Succession and Transfer of Royalty Interests

Royalty interests can be a significant asset, often associated with the ownership of mineral rights or intellectual property. When considering the duration of royalty interests, one critical aspect is how they are succeeded and transferred upon the holder’s death or during other transfer events.

Succession of royalty interests refers to the legal process by which these interests are passed on to heirs or beneficiaries. This process is typically governed by the terms of a will or trust, as well as applicable laws. In the absence of a will, the interests would be transferred in accordance with state intestacy laws, which dictate how assets are distributed to surviving relatives.

Transfer of royalty interests can also occur during the life of the holder through sales, gifts, or other forms of conveyance. When a royalty interest is sold, the seller transfers all or part of their rights to the buyer, who then receives the future royalty payments associated with the interest. Gifts of royalty interests, perhaps to family members or charitable organizations, are another way these assets can change hands while the original owner is still alive.

It’s important to note the legal and tax implications of transferring royalty interests.
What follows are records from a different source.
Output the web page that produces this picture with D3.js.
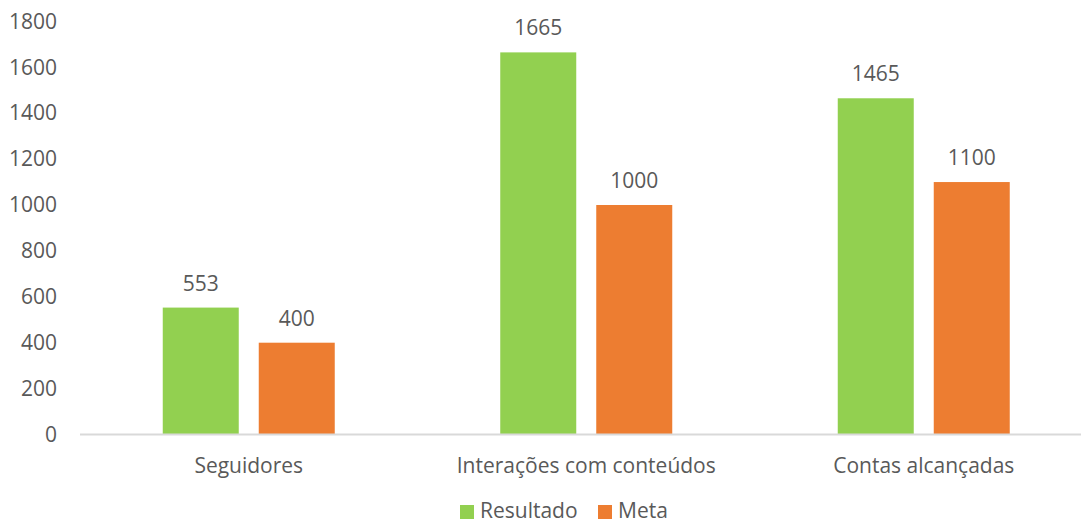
<!DOCTYPE html>
<html>
<head>
<meta charset="utf-8">
<script src="https://cdn.jsdelivr.net/npm/d3@7"></script>
<style>
  body { margin: 0; background: #fff; }
  text { font-family: "Open Sans", sans-serif; fill: #595959; }
</style>
</head>
<body>
<svg id="chart" width="1081" height="523"></svg>
<script>
// chart data
var categories = ["Seguidores", "Interações com conteúdos", "Contas alcançadas"];
var seriesNames = ["Resultado", "Meta"];
var resultado = [553, 1665, 1465];
var meta = [400, 1000, 1100];
var yTicks = [0, 200, 400, 600, 800, 1000, 1200, 1400, 1600, 1800];
var colors = ["#92D050", "#ED7D31"];

var svg = d3.select("#chart");

var y = d3.scaleLinear().domain([0, 1800]).range([434.5, 21.4]);
var x0 = d3.scaleBand().domain(categories).range([80, 1092.5]);
var x1 = d3.scaleBand().domain(seriesNames)
  .range([(x0.bandwidth() - 172) / 2, (x0.bandwidth() + 172) / 2])
  .paddingInner(20 / 96);

// y axis labels (no line, no ticks)
var yAxis = d3.axisLeft(y).tickValues(yTicks).tickFormat(d3.format("d")).tickSize(0).tickPadding(0);
var gy = svg.append("g").attr("transform", "translate(57,0)").call(yAxis);
gy.select(".domain").remove();
gy.selectAll("text").style("font-size", "21px").attr("fill", "#595959")
  .style("font-family", "'Open Sans', sans-serif");

// rows of data for each category
var rows = categories.map(function(c, i) {
  return { cat: c, vals: [resultado[i], meta[i]] };
});

var groups = svg.append("g").selectAll("g").data(rows).enter()
  .append("g")
  .attr("transform", function(d) { return "translate(" + x0(d.cat) + ",0)"; });

groups.selectAll("rect").data(function(d) {
    return d.vals.map(function(v, j) { return { name: seriesNames[j], v: v, j: j }; });
  }).enter()
  .append("rect")
  .attr("x", function(d) { return x1(d.name); })
  .attr("width", x1.bandwidth())
  .attr("y", function(d) { return y(d.v); })
  .attr("height", function(d) { return y(0) - y(d.v); })
  .attr("fill", function(d) { return colors[d.j]; });

// value labels
groups.selectAll("text.val").data(function(d) {
    return d.vals.map(function(v, j) { return { name: seriesNames[j], v: v }; });
  }).enter()
  .append("text")
  .attr("class", "val")
  .attr("x", function(d) { return x1(d.name) + x1.bandwidth() / 2; })
  .attr("y", function(d) { return y(d.v) - 17; })
  .attr("text-anchor", "middle")
  .style("font-size", "21px")
  .text(function(d) { return d.v; });

// x axis
var xAxis = d3.axisBottom(x0).tickSize(0).tickPadding(0);
var gx = svg.append("g").attr("transform", "translate(0," + y(0) + ")").call(xAxis);
gx.select(".domain").remove();
gx.selectAll("text").attr("dy", "38px").style("font-size", "21px").attr("fill", "#595959")
  .style("font-family", "'Open Sans', sans-serif");
svg.append("line")
  .attr("x1", 80).attr("x2", 1081)
  .attr("y1", y(0)).attr("y2", y(0))
  .attr("stroke", "#D9D9D9").attr("stroke-width", 2);

// legend
var legendX = [460, 598];
var lg = svg.append("g").selectAll("g").data(seriesNames).enter()
  .append("g")
  .attr("transform", function(d, i) { return "translate(" + legendX[i] + ",505)"; });
lg.append("rect").attr("width", 14).attr("height", 14)
  .attr("fill", function(d, i) { return colors[i]; });
lg.append("text").attr("x", 20).attr("y", 6).attr("dy", "0.35em")
  .style("font-size", "21px")
  .text(function(d) { return d; });
</script>
</body>
</html>
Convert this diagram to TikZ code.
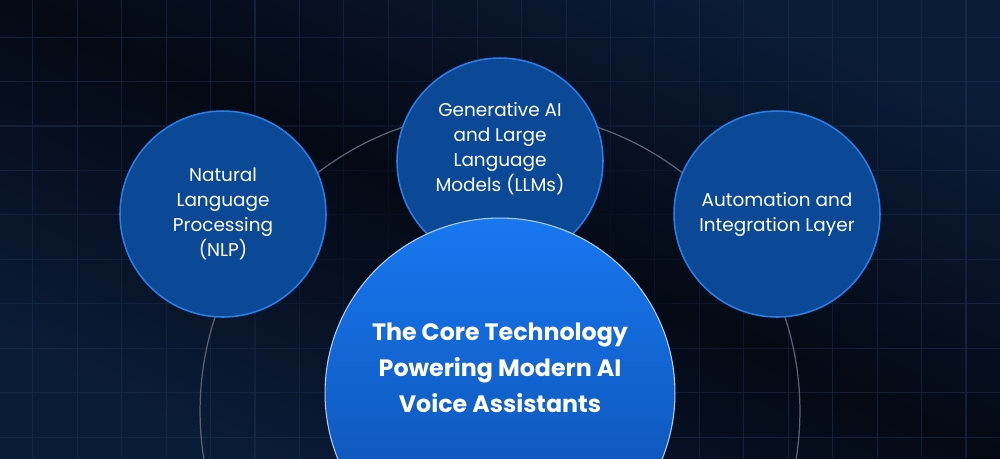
\documentclass[tikz,border=0pt]{standalone}
\usepackage{fontspec}
\setmainfont{Poppins}
\usetikzlibrary{
  shapes,
  calc,
  fadings,
  positioning
}
\definecolor{bgdark}{HTML}{040914}
\definecolor{bgblue}{HTML}{0B1C38}
\definecolor{gridblue}{HTML}{1C2F4D}
\definecolor{bubblefill}{HTML}{0B4896}
\definecolor{bubbleedge}{HTML}{2A7DE6}
\definecolor{coretop}{HTML}{1877F0}
\definecolor{corebottom}{HTML}{0B4CA8}
\definecolor{ringgrey}{HTML}{5B6272}
\tikzfading[name=cornerfade, inner color=transparent!100, outer color=transparent!40]

\begin{document}
\begin{tikzpicture}[x=0.02cm, y=-0.02cm,
    gridline/.style = {draw=gridblue, line width=0.6pt},
    ring/.style = {draw=ringgrey, line width=0.7pt},
    bubble/.style = {circle, fill=bubblefill, draw=bubbleedge, line width=0.9pt,
      minimum size=4.12cm, inner sep=0pt, text=white, align=center,
      font=\fontsize{10.5}{14.2}\selectfont},
    bubbletext/.style = {text=white, align=center, inner sep=0pt,
      font=\fontsize{10.5}{14.2}\selectfont},
    core/.style = {circle, top color=coretop, bottom color=corebottom,
      draw=white!65!coretop, line width=0.6pt, minimum size=7cm, inner sep=0pt},
    coretext/.style = {text=white, align=center, inner sep=0pt,
      font=\fontsize{13.5}{20.5}\selectfont\bfseries}
  ]
    \clip (0,0) rectangle (1000,458);
    % background and grid
    \shade[left color=bgblue, right color=bgblue, middle color=bgdark, shading angle=-25]
      (0,0) rectangle (1000,458);
    \draw[gridline, path fading=cornerfade, fit fading=true]
      \foreach \i in {-1,...,21} {({33+44.45*\i},0) -- ++(0,458)}
      \foreach \j in {-1,...,9} {(0,{37+44.45*\j}) -- ++(1000,0)};

    \coordinate (hub) at (500,411);
    \draw[ring] (hub) circle (6cm);

    \node[bubble] (nlp) at (223,214) {Natural\\Language\\Processing\\(NLP)};
    \node[bubble] (gen) at (500,161) {};
    \node[bubbletext] (gentext) at ($(gen)+(0,-12)$) {Generative AI\\and Large\\Language\\Models (LLMs)};
    \node[bubble] (auto) at (777,214) {Automation and\\Integration Layer};

    \node[core] (core) at (500,393) {};
    \node[coretext] (coretitle) at ($(core)+(0,-25)$) {The Core Technology\\Powering Modern AI\\Voice Assistants};
\end{tikzpicture}
\end{document}
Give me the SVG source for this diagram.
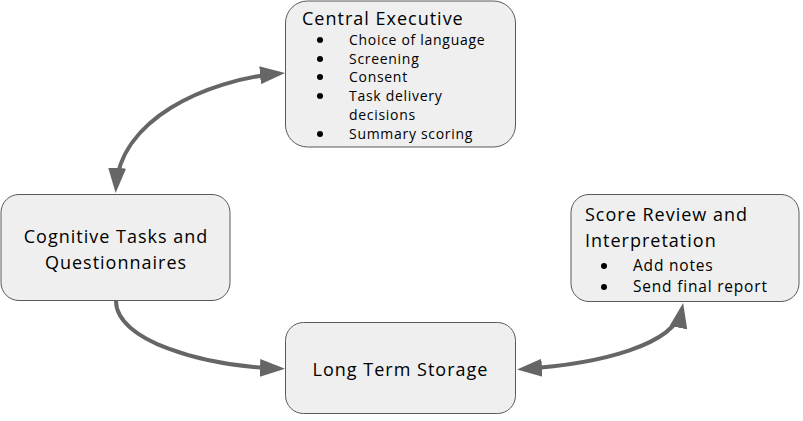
<svg xmlns="http://www.w3.org/2000/svg" width="803" height="421" viewBox="0 0 803 421">
<style>
.node{fill:#efefef;stroke:#595959;stroke-width:1}
.t{font-family:"Open Sans","Liberation Sans",sans-serif;fill:#000}
.big{font-size:18px;letter-spacing:1px}
.sm{font-size:14px;letter-spacing:0.7px}
.md{font-size:15.5px;letter-spacing:0.8px}
.c{text-anchor:middle}
.edge{fill:none;stroke:#666;stroke-width:4}
</style>
<defs>
<marker id="ah" markerUnits="userSpaceOnUse" markerWidth="26" markerHeight="20" viewBox="0 0 26 20" refX="19" refY="10" orient="auto-start-reverse">
<path d="M0,1 L25,10 L0,19 Z" fill="#666"/>
</marker>
</defs>
<rect width="803" height="421" fill="#fff"/>
<g id="connectors">
<path class="edge" d="M116,187 C120,120 205,80 279,73.5" marker-start="url(#ah)" marker-end="url(#ah)"/>
<path class="edge" d="M116,301 C116,340 200,366 279,368.5" marker-end="url(#ah)"/>
<path class="edge" d="M523,369 C600,364 675,345 682,309" marker-start="url(#ah)" marker-end="url(#ah)"/>
</g>
<g id="central-executive">
<rect class="node" x="285.5" y="1" width="230" height="146" rx="22"/>
<text class="t big" x="302" y="25">Central Executive</text>
<g class="t sm">
<circle cx="320" cy="40" r="3"/><text x="349" y="45">Choice of language</text>
<circle cx="320" cy="59" r="3"/><text x="349" y="64">Screening</text>
<circle cx="320" cy="77" r="3"/><text x="349" y="82">Consent</text>
<circle cx="320" cy="96" r="3"/><text x="349" y="101">Task delivery</text>
<text x="349" y="120">decisions</text>
<circle cx="320" cy="134" r="3"/><text x="349" y="139">Summary scoring</text>
</g>
</g>
<g id="cognitive-tasks">
<rect class="node" x="1" y="194.5" width="229" height="106" rx="18"/>
<text class="t big c" x="116" y="243">Cognitive Tasks and</text>
<text class="t big c" x="116" y="269">Questionnaires</text>
</g>
<g id="score-review">
<rect class="node" x="571" y="194.5" width="228" height="107" rx="18"/>
<text class="t big" x="585" y="221">Score Review and</text>
<text class="t big" x="585" y="247">Interpretation</text>
<g class="t md">
<circle cx="604" cy="266" r="3"/><text x="633" y="271">Add notes</text>
<circle cx="604" cy="287" r="3"/><text x="633" y="292">Send final report</text>
</g>
</g>
<g id="long-term-storage">
<rect class="node" x="285.5" y="322.5" width="230" height="91" rx="18"/>
<text class="t big c" x="400.5" y="376">Long Term Storage</text>
</g>
</svg>
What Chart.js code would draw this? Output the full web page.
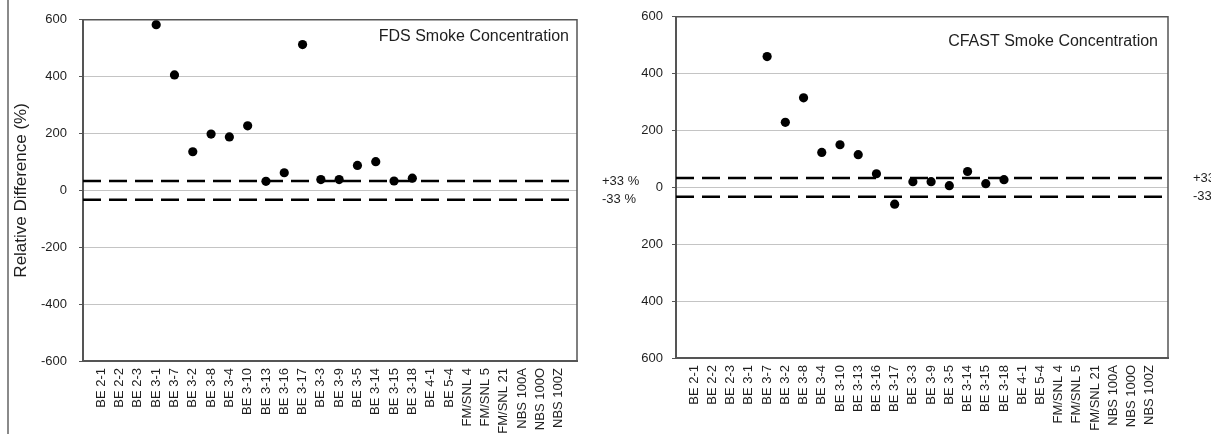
<!DOCTYPE html>
<html>
<head>
<meta charset="utf-8">
<script src="https://cdn.jsdelivr.net/npm/chart.js@4/dist/chart.umd.min.js"></script>
<style>
  body { margin: 0; background: #fff; }
  #wrap { position: relative; width: 1211px; height: 434px; overflow: hidden; }
  #frame { position: absolute; left: 7px; top: 0; height: 434px; border-left: 2px solid #8a8a8a; }
  canvas { position: absolute; top: 0; }
  #fds { left: 0; }
  #cfast { left: 600px; }
</style>
</head>
<body>
<div id="wrap">
  <div id="frame"></div>
  <canvas id="fds" width="660" height="434"></canvas>
  <canvas id="cfast" width="611" height="434"></canvas>
</div>
<script>
const caseNames = ['BE 2-1', 'BE 2-2', 'BE 2-3', 'BE 3-1', 'BE 3-7', 'BE 3-2', 'BE 3-8', 'BE 3-4',
    'BE 3-10', 'BE 3-13', 'BE 3-16', 'BE 3-17', 'BE 3-3', 'BE 3-9', 'BE 3-5', 'BE 3-14',
    'BE 3-15', 'BE 3-18', 'BE 4-1', 'BE 5-4', 'FM/SNL 4', 'FM/SNL 5', 'FM/SNL 21',
    'NBS 100A', 'NBS 100O', 'NBS 100Z'];
const fdsDiff = [null, null, null, 583, 406, 136, 198, 188, 227, 32, 62, 513, 38, 38, 88, 101,
    33, 43, null, null, null, null, null, null, null, null];
const cfastDiff = [null, null, null, null, 460, 229, 315, 123, 150, 115, 48, -59, 20, 20, 6, 56,
    13, 27, null, null, null, null, null, null, null, null];
const yTickValues = [-600, -400, -200, 0, 200, 400, 600];
const fdsTickLabels = ['-600', '-400', '-200', '0', '200', '400', '600'];
const cfastTickLabels = ['600', '400', '200', '0', '200', '400', '600'];
const bandValues = [33, -33];
const bandLabels = ['+33 %', '-33 %'];

const FONT = "'Liberation Sans', Arial, sans-serif";
const TEXT = '#1e1e1e';
const AXIS = '#555';

// top / right frame, title and the +-33 % labels
const decorPlugin = {
    id: 'decor',
    afterDraw(chart, args, opts) {
        const { ctx, chartArea: a, scales } = chart;
        ctx.save();
        ctx.strokeStyle = AXIS;
        ctx.lineWidth = 1.5;
        ctx.beginPath();
        ctx.moveTo(a.left, a.top);
        ctx.lineTo(a.right, a.top);
        ctx.lineTo(a.right, a.bottom);
        ctx.stroke();

        ctx.fillStyle = TEXT;
        ctx.font = '16px ' + FONT;
        ctx.textAlign = 'right';
        ctx.textBaseline = 'middle';
        ctx.fillText(opts.title, a.right - opts.titleDx, a.top + opts.titleDy);

        ctx.font = '13px ' + FONT;
        ctx.textAlign = 'left';
        bandValues.forEach((v, i) => {
            ctx.fillText(bandLabels[i], a.right + 25, scales.y.getPixelForValue(v));
        });
        ctx.restore();
    }
};

function makeChart(id, values, title, tickLabels, sizes) {
    const points = [];
    values.forEach((v, i) => { if (v !== null) points.push({ x: i, y: v }); });

    const datasets = [{
        data: points,
        backgroundColor: '#000',
        borderWidth: 0,
        pointRadius: 4.6,
        pointHoverRadius: 4.6
    }];
    bandValues.forEach(v => {
        datasets.push({
            data: [{ x: -1, y: v }, { x: caseNames.length, y: v }],
            showLine: true,
            borderColor: '#000',
            borderWidth: 2.6,
            borderDash: [18, 8],
            pointRadius: 0
        });
    });

    return new Chart(document.getElementById(id), {
        type: 'scatter',
        data: { datasets: datasets },
        plugins: [decorPlugin],
        options: {
            responsive: false,
            animation: false,
            events: [],
            layout: { padding: { left: 0, top: sizes.top, right: sizes.right, bottom: 0 } },
            plugins: {
                legend: { display: false },
                tooltip: { enabled: false },
                decor: { title: title, titleDx: sizes.titleDx, titleDy: sizes.titleDy }
            },
            scales: {
                x: {
                    type: 'linear',
                    min: -1,
                    max: caseNames.length,
                    afterFit: s => { s.height = sizes.xHeight; },
                    afterBuildTicks: s => { s.ticks = caseNames.map((n, i) => ({ value: i })); },
                    grid: { display: false, drawTicks: false },
                    border: { color: AXIS, width: 2 },
                    ticks: {
                        autoSkip: false,
                        minRotation: 90,
                        maxRotation: 90,
                        padding: 7,
                        color: TEXT,
                        font: { family: FONT, size: 13 },
                        callback: v => caseNames[v]
                    }
                },
                y: {
                    min: -600,
                    max: 600,
                    afterFit: s => { s.width = sizes.yWidth; },
                    afterBuildTicks: s => { s.ticks = yTickValues.map(v => ({ value: v })); },
                    grid: { color: '#c4c4c4', lineWidth: 1, tickColor: AXIS, tickLength: 4 },
                    border: { color: AXIS, width: 2 },
                    ticks: {
                        padding: sizes.tickPad,
                        color: TEXT,
                        font: { family: FONT, size: 13 },
                        callback: (v, i) => tickLabels[i]
                    },
                    title: {
                        display: sizes.yTitle !== '',
                        text: sizes.yTitle,
                        color: TEXT,
                        font: { family: FONT, size: 17 },
                        padding: { top: 11, bottom: 0 }
                    }
                }
            }
        }
    });
}

makeChart('fds', fdsDiff, 'FDS Smoke Concentration', fdsTickLabels,
    { top: 16, right: 83, xHeight: 73, yWidth: 83, tickPad: 12, titleDx: 8, titleDy: 17,
      yTitle: 'Relative Difference (%)' });
makeChart('cfast', cfastDiff, 'CFAST Smoke Concentration', cfastTickLabels,
    { top: 15, right: 43, xHeight: 76, yWidth: 76, tickPad: 9, titleDx: 10, titleDy: 25,
      yTitle: '' });
</script>
</body>
</html>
For instance, sales may be subject to capital gains tax, while gifts might trigger gift tax consequences. Moreover, the transfer of royalty interests may involve complex documentation, such as deeds or assignment agreements, to legally effectuate the transfer and protect the rights of the new owner.

The duration of royalty interests can thus extend beyond the lifetime of the original holder, continuing to provide financial benefits to successors or new owners. Proper estate planning and legal advice are crucial to ensure that these interests are successfully transferred according to the wishes of the owner and in compliance with the law.